Now the game gets more interesting. Imagine that Glenn charges his car from a photovoltaic array. Here is one possible choice. Follow the link and you will find a 250 watt solar array with a proposed price point of $250. Now, without getting into all the load calculations, imagine a small array of these Sunflowers charging Glenn's car daily. Imagine that he received 20 "free" miles every day. Seemingly insignificant, but imagine his daily car use averaged around 20 miles a day. His 40+ MPG car now has an MPG asymptotically approaching infinity. Of course, theoretical and practical qickly diverge, so imagine his car getting 200-500 MPG. Not impossible. And cool as hell.

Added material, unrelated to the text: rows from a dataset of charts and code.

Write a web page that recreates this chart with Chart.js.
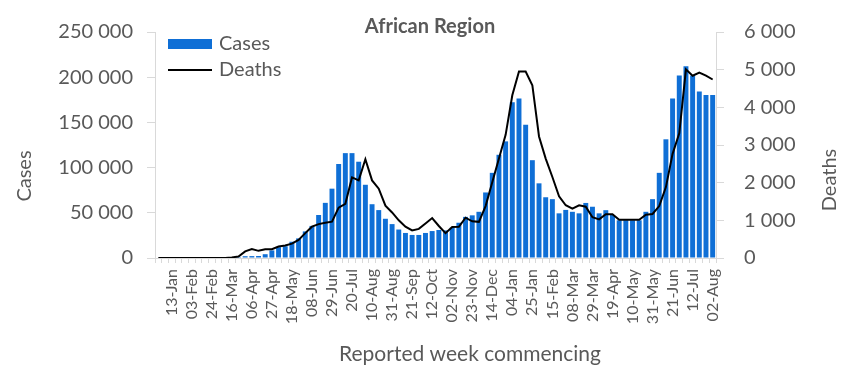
<!DOCTYPE html>
<html>
<head>
<meta charset="utf-8">
<script src="https://cdn.jsdelivr.net/npm/chart.js@4"></script>
<style>
  html, body { margin: 0; padding: 0; background: #fff; }
</style>
</head>
<body>
<canvas id="myChart" width="851" height="377"></canvas>
<script>
const weeks = [
  '30-Dec', '06-Jan', '13-Jan', '20-Jan', '27-Jan', '03-Feb', '10-Feb', '17-Feb', '24-Feb', '02-Mar',
  '09-Mar', '16-Mar', '23-Mar', '30-Mar', '06-Apr', '13-Apr', '20-Apr', '27-Apr', '04-May', '11-May',
  '18-May', '25-May', '01-Jun', '08-Jun', '15-Jun', '22-Jun', '29-Jun', '06-Jul', '13-Jul', '20-Jul',
  '27-Jul', '03-Aug', '10-Aug', '17-Aug', '24-Aug', '31-Aug', '07-Sep', '14-Sep', '21-Sep', '28-Sep',
  '05-Oct', '12-Oct', '19-Oct', '26-Oct', '02-Nov', '09-Nov', '16-Nov', '23-Nov', '30-Nov', '07-Dec',
  '14-Dec', '21-Dec', '28-Dec', '04-Jan', '11-Jan', '18-Jan', '25-Jan', '01-Feb', '08-Feb', '15-Feb',
  '22-Feb', '01-Mar', '08-Mar', '15-Mar', '22-Mar', '29-Mar', '05-Apr', '12-Apr', '19-Apr', '26-Apr',
  '03-May', '10-May', '17-May', '24-May', '31-May', '07-Jun', '14-Jun', '21-Jun', '28-Jun', '05-Jul',
  '12-Jul', '19-Jul', '26-Jul', '02-Aug'
];

const cases = [
  0, 0, 0, 0, 0, 0, 0, 0, 0, 0,
  50, 400, 1000, 2000, 2100, 2200, 4200, 8400, 12000, 13000,
  18000, 21700, 29400, 35500, 47600, 61000, 76700, 104000, 116000, 116000,
  106500, 81000, 59500, 53000, 43400, 37500, 31500, 27700, 25500, 25500,
  27700, 29800, 31000, 30500, 33500, 39000, 45500, 47200, 51100, 72500,
  94200, 114200, 129000, 172300, 176500, 147400, 108200, 82600, 67200, 65100,
  49400, 53200, 51100, 49400, 60900, 56700, 49400, 52900, 47600, 41700,
  41700, 41700, 41700, 51100, 65100, 94200, 131300, 176500, 202000, 212000,
  202000, 184300, 180300, 180300
];

const deaths = [
  0, 0, 0, 0, 0, 0, 0, 0, 0, 0,
  0, 15, 40, 175, 240, 190, 230, 235, 305, 330,
  380, 480, 660, 832, 900, 935, 965, 1336, 1440, 2140,
  2060, 2620, 2060, 1840, 1390, 1210, 1000, 832, 731, 773,
  916, 1060, 850, 660, 825, 830, 1070, 975, 960, 1378,
  2009, 2639, 3269, 4319, 4949, 4949, 4588, 3227, 2639, 2150,
  1640, 1400, 1310, 1400, 1361, 1084, 1025, 1160, 1160, 1017,
  1017, 1017, 1017, 1151, 1168, 1378, 1883, 2765, 3311, 5008,
  4840, 4924, 4840, 4739
];

const titleText = 'African Region';
const xTitle = 'Reported week commencing';
const yTitle = 'Cases';
const y1Title = 'Deaths';

const textColor = '#595959';
const axisColor = '#d9d9d9';
const barColor = '#0f6fd6';

Chart.defaults.font.family = 'Lato';
Chart.defaults.color = textColor;

const spaced = v => String(v).replace(/\B(?=(\d{3})+(?!\d))/g, ' ');

// title, axis titles and legend drawn by hand, Excel puts them where it likes
const extras = {
  id: 'extras',
  afterDraw(chart) {
    const ctx = chart.ctx;
    ctx.save();
    ctx.fillStyle = textColor;
    ctx.textBaseline = 'middle';

    ctx.font = 'bold 20px Lato';
    ctx.textAlign = 'center';
    ctx.fillText(titleText, 430, 27);

    ctx.font = '21px Lato';
    ctx.fillText(xTitle, 470, 354);

    ctx.font = '20px Lato';
    ctx.save();
    ctx.translate(25, 176);
    ctx.rotate(-Math.PI / 2);
    ctx.fillText(yTitle, 0, 0);
    ctx.restore();

    ctx.save();
    ctx.translate(830, 180);
    ctx.rotate(-Math.PI / 2);
    ctx.fillText(y1Title, 0, 0);
    ctx.restore();

    // legend
    const ds = chart.data.datasets;
    ctx.textAlign = 'left';
    ctx.fillStyle = ds[1].backgroundColor;
    ctx.fillRect(168, 39, 44, 10);
    ctx.strokeStyle = ds[0].borderColor;
    ctx.lineWidth = 2;
    ctx.beginPath();
    ctx.moveTo(168, 70);
    ctx.lineTo(212, 70);
    ctx.stroke();
    ctx.fillStyle = textColor;
    ctx.fillText(ds[1].label, 219, 44);
    ctx.fillText(ds[0].label, 219, 70);
    ctx.restore();
  }
};

const chart = new Chart(document.getElementById('myChart'), {
  data: {
    labels: weeks,
    datasets: [
      {
        type: 'line',
        label: 'Deaths',
        data: deaths,
        yAxisID: 'y1',
        borderColor: '#000000',
        borderWidth: 2,
        pointRadius: 0,
        tension: 0,
        order: 0
      },
      {
        type: 'bar',
        label: 'Cases',
        data: cases,
        yAxisID: 'y',
        backgroundColor: barColor,
        categoryPercentage: 1,
        barPercentage: 0.74,
        order: 1
      }
    ]
  },
  options: {
    responsive: false,
    animation: false,
    devicePixelRatio: 1,
    layout: { padding: { top: 20, left: 0, right: 0, bottom: 0 } },
    plugins: {
      legend: { display: false },
      tooltip: { enabled: false }
    },
    scales: {
      x: {
        grid: { offset: true, drawOnChartArea: false, drawTicks: true, tickLength: 5, color: axisColor },
        border: { color: axisColor },
        ticks: {
          autoSkip: false,
          maxRotation: 90,
          minRotation: 90,
          padding: 6,
          font: { size: 16 },
          callback: (v, i) => (i % 3 === 2 ? weeks[i] : '')
        },
        afterFit: s => { s.height = 119; }
      },
      y: {
        position: 'left',
        min: 0,
        max: 250000,
        grid: { drawOnChartArea: false, tickLength: 8, color: axisColor },
        border: { color: axisColor },
        ticks: { stepSize: 50000, padding: 14, font: { size: 20 }, callback: v => spaced(v) },
        afterFit: s => { s.width = 155; }
      },
      y1: {
        position: 'right',
        min: 0,
        max: 6000,
        grid: { drawOnChartArea: false, tickLength: 8, color: axisColor },
        border: { color: axisColor },
        ticks: { stepSize: 1000, padding: 20, font: { size: 20 }, callback: v => spaced(v) },
        afterFit: s => { s.width = 135; }
      }
    }
  },
  plugins: [extras]
});
</script>
</body>
</html>
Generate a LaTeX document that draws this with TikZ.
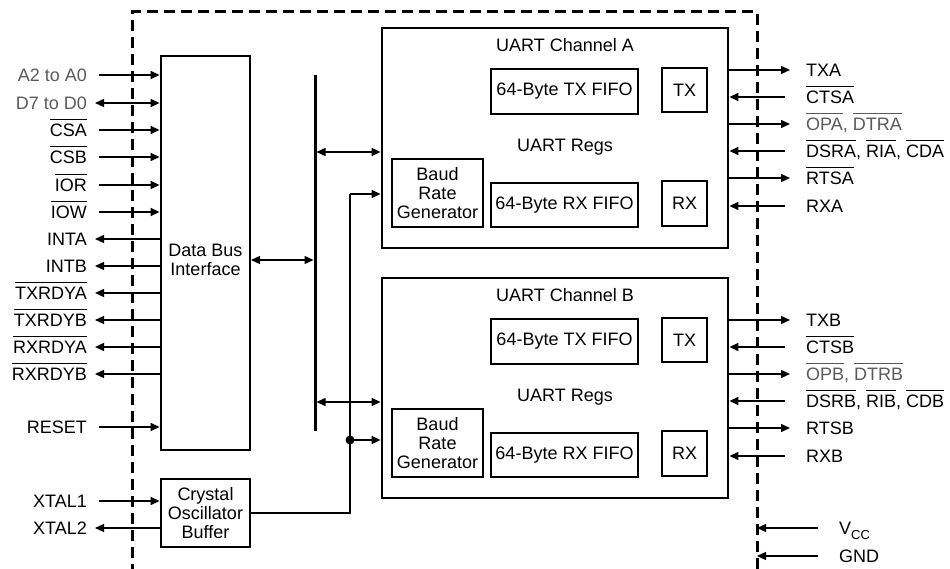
\documentclass[tikz,border=0pt]{standalone}
\usepackage{fontspec}
\setmainfont{Liberation Sans}
\usetikzlibrary{arrows.meta}
\definecolor{sig}{HTML}{5A5A5A}
\newcommand\ovl[1]{\leavevmode\vbox{\hrule height 1pt\kern 4pt\hbox{#1}}}
\begin{document}
\begin{tikzpicture}[x=1pt,y=-1pt,
  font=\fontsize{18}{19}\selectfont,
  >={Triangle[length=9pt,width=8pt]},
  bigbox/.style={draw,line width=2.8pt,inner sep=0pt,align=center},
  smallbox/.style={draw,line width=1.2pt,inner sep=0pt,align=center},
  lbl/.style={inner sep=0pt,text height=13pt,text depth=0pt},
  lblL/.style={lbl,anchor=east},
  lblR/.style={lbl,anchor=west},
  wire/.style={line width=1.4pt},
  border/.style={line width=3pt,dash pattern=on 11pt off 6pt},
  txt/.style={inner sep=0pt,align=center}]
\useasboundingbox (0,0) rectangle (950,569);

% dashed chip border
\coordinate (dTL) at (132,12);
\coordinate (dTR) at (757,12);
\coordinate (dBL) at (132,575);
\coordinate (dBR) at (757,575);
\draw[border] (dBL) -- (dTL) -- (dTR) -- (dBR);

% main blocks
\node[bigbox,minimum width=89pt,minimum height=394pt] (db) at (205.5,253) {};
\node[txt] (dbt) at (205.5,260) {Data Bus\\Interface};
\node[bigbox,minimum width=89pt,minimum height=68pt] (xo) at (205.5,513) {Crystal\\Oscillator\\Buffer};

% UART A
\node[bigbox,minimum width=346pt,minimum height=220pt] (ua) at (555,138) {};
\node[txt] (uat) at (565,45) {UART Channel A};
\node[txt] (uar) at (565,147) {UART Regs};
\node[smallbox,minimum width=147pt,minimum height=45pt] (tfa) at (564.5,91.5) {64-Byte TX FIFO};
\node[smallbox,minimum width=45pt,minimum height=44pt] (txba) at (684.5,90) {TX};
\node[smallbox,minimum width=147pt,minimum height=44pt] (rfa) at (564.5,205) {64-Byte RX FIFO};
\node[smallbox,minimum width=45pt,minimum height=45pt] (rxba) at (684.5,203.5) {RX};
\node[smallbox,minimum width=91pt,minimum height=68pt] (bda) at (437.5,193) {Baud\\Rate\\Generator};

% UART B
\node[bigbox,minimum width=346pt,minimum height=220pt] (ub) at (555,388) {};
\node[txt] (ubt) at (565,295) {UART Channel B};
\node[txt] (ubr) at (565,397) {UART Regs};
\node[smallbox,minimum width=147pt,minimum height=45pt] (tfb) at (564.5,341.5) {64-Byte TX FIFO};
\node[smallbox,minimum width=45pt,minimum height=44pt] (txbb) at (684.5,340) {TX};
\node[smallbox,minimum width=147pt,minimum height=44pt] (rfb) at (564.5,455) {64-Byte RX FIFO};
\node[smallbox,minimum width=45pt,minimum height=45pt] (rxbb) at (684.5,453.5) {RX};
\node[smallbox,minimum width=91pt,minimum height=68pt] (bdb) at (437.5,443) {Baud\\Rate\\Generator};

% internal bus
\coordinate (busT) at (315,75);
\coordinate (busB) at (315,431);
\draw[line width=3pt] (busT) -- (busB);
\coordinate (dbio) at (251,260);
\draw[wire,<->,shorten >=1.5pt] (dbio) -- (dbio -| busT);
\coordinate (bA) at (315,152);
\coordinate (bB) at (315,402);
\draw[wire,<->,shorten <=1.5pt] (bA) -- (bA -| ua.west);
\draw[wire,<->,shorten <=1.5pt] (bB) -- (bB -| ub.west);

% clock
\coordinate (cA) at (350,194);
\coordinate (cB) at (350,440);
\draw[wire] (xo.east) -| (cA);
\draw[wire,->] (cA) -- (cA -| ua.west);
\draw[wire,->] (cB) -- (cB -| ub.west);
\fill (cB) circle (4.5pt);

% left signals
\node[lblL,text=sig] (a2) at (87,75) {A2 to A0};
\node[lblL,text=sig] (d7) at (87,103) {D7 to D0};
\node[lblL] (csa) at (87,130) {\ovl{CSA}};
\node[lblL] (csb) at (87,157) {\ovl{CSB}};
\node[lblL] (ior) at (87,185) {\ovl{IOR}};
\node[lblL] (iow) at (87,212) {\ovl{IOW}};
\node[lblL] (inta) at (87,239) {INTA};
\node[lblL] (intb) at (87,266) {INTB};
\node[lblL] (trya) at (87,293) {\ovl{TXRDYA}};
\node[lblL] (tryb) at (87,320) {\ovl{TXRDYB}};
\node[lblL] (rrya) at (87,347) {\ovl{RXRDYA}};
\node[lblL] (rryb) at (87,374) {\ovl{RXRDYB}};
\node[lblL] (rst) at (87,427) {RESET};
\node[lblL] (xt1) at (87,501) {XTAL1};
\node[lblL] (xt2) at (87,528) {XTAL2};

\foreach \n in {a2,csa,csb,ior,iow,rst}
  \draw[wire,->,shorten <=12pt] (\n.east) -- (\n.east -| db.west);
\draw[wire,<->,shorten <=8pt] (d7.east) -- (d7.east -| db.west);
\foreach \n in {inta,intb,trya,tryb,rrya,rryb}
  \draw[wire,->,shorten >=8pt] (\n.east -| db.west) -- (\n.east);
\draw[wire,->,shorten <=12pt] (xt1.east) -- (xt1.east -| xo.west);
\draw[wire,->,shorten >=8pt] (xt2.east -| xo.west) -- (xt2.east);

% right signals A
\node[lblR] (txa) at (806,70) {TXA};
\node[lblR] (ctsa) at (806,97) {\ovl{CTSA}};
\node[lblR,text=sig] (opa) at (806,124) {\ovl{OPA}, \ovl{DTRA}};
\node[lblR] (dsra) at (806,151) {\ovl{DSRA}, \ovl{RIA}, \ovl{CDA}};
\node[lblR] (rtsa) at (806,178) {\ovl{RTSA}};
\node[lblR] (rxa) at (806,206) {RXA};
% right signals B
\node[lblR] (txb) at (806,320) {TXB};
\node[lblR] (ctsb) at (806,347) {\ovl{CTSB}};
\node[lblR,text=sig] (opb) at (806,374) {\ovl{OPB}, \ovl{DTRB}};
\node[lblR] (dsrb) at (806,401) {\ovl{DSRB}, \ovl{RIB}, \ovl{CDB}};
\node[lblR] (rtsb) at (806,428) {RTSB};
\node[lblR] (rxb) at (806,456) {RXB};

\foreach \n in {txa,opa,rtsa}
  \draw[wire,->,shorten >=16pt] (\n.west -| ua.east) -- (\n.west);
\foreach \n in {ctsa,dsra,rxa}
  \draw[wire,->,shorten <=21pt] (\n.west) -- (\n.west -| ua.east);
\foreach \n in {txb,opb,rtsb}
  \draw[wire,->,shorten >=16pt] (\n.west -| ub.east) -- (\n.west);
\foreach \n in {ctsb,dsrb,rxb}
  \draw[wire,->,shorten <=21pt] (\n.west) -- (\n.west -| ub.east);

% power
\node[lblR] (vcc) at (839,528) {V\raisebox{-5pt}{\fontsize{13}{13}\selectfont CC}};
\node[lblR] (gnd) at (839,556) {GND};
\draw[wire,->,shorten <=21pt] (vcc.west) -- (vcc.west -| dTR);
\draw[wire,->,shorten <=21pt] (gnd.west) -- (gnd.west -| dTR);
\end{tikzpicture}
\end{document}
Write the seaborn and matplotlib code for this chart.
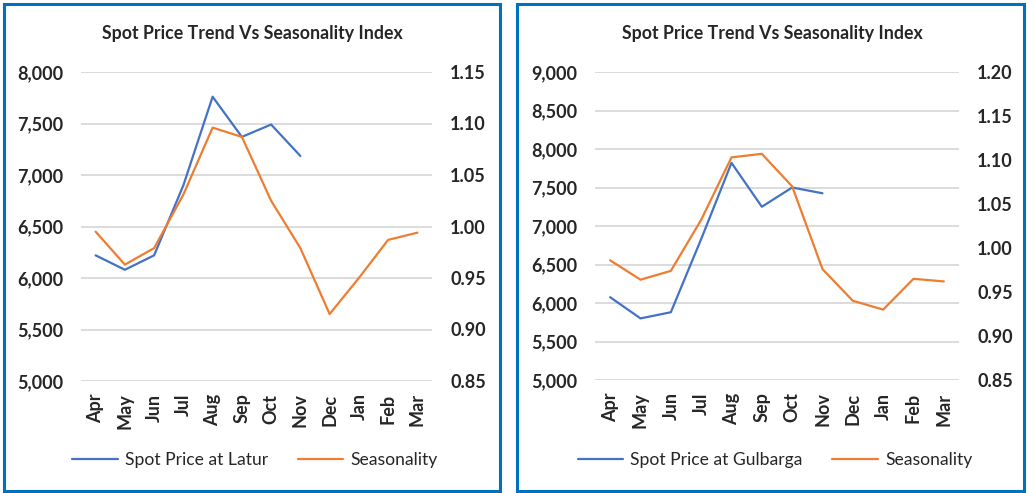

Let's do a fantasy calculation. Three Sunflowers cost $750. 20 "free" miles equals half a gallon of gas that Glenn did not spend money on. That's a savings of $1.50 a day. Call it $7.50 a week. Call it $375 a year in savings. In two years Glenn would have paid for his photovoltaics. More importantly (in my opinion) are the daily hydrocarbon savings and, well, the smug self righteousness personal pleasure of beating the commuting game in a significant way, all from a seemingly insignificant investment.

Caveat emptor: these numbers are pulled out of my a**. If I'm off by an order of magnitude, shove it up your cakehole.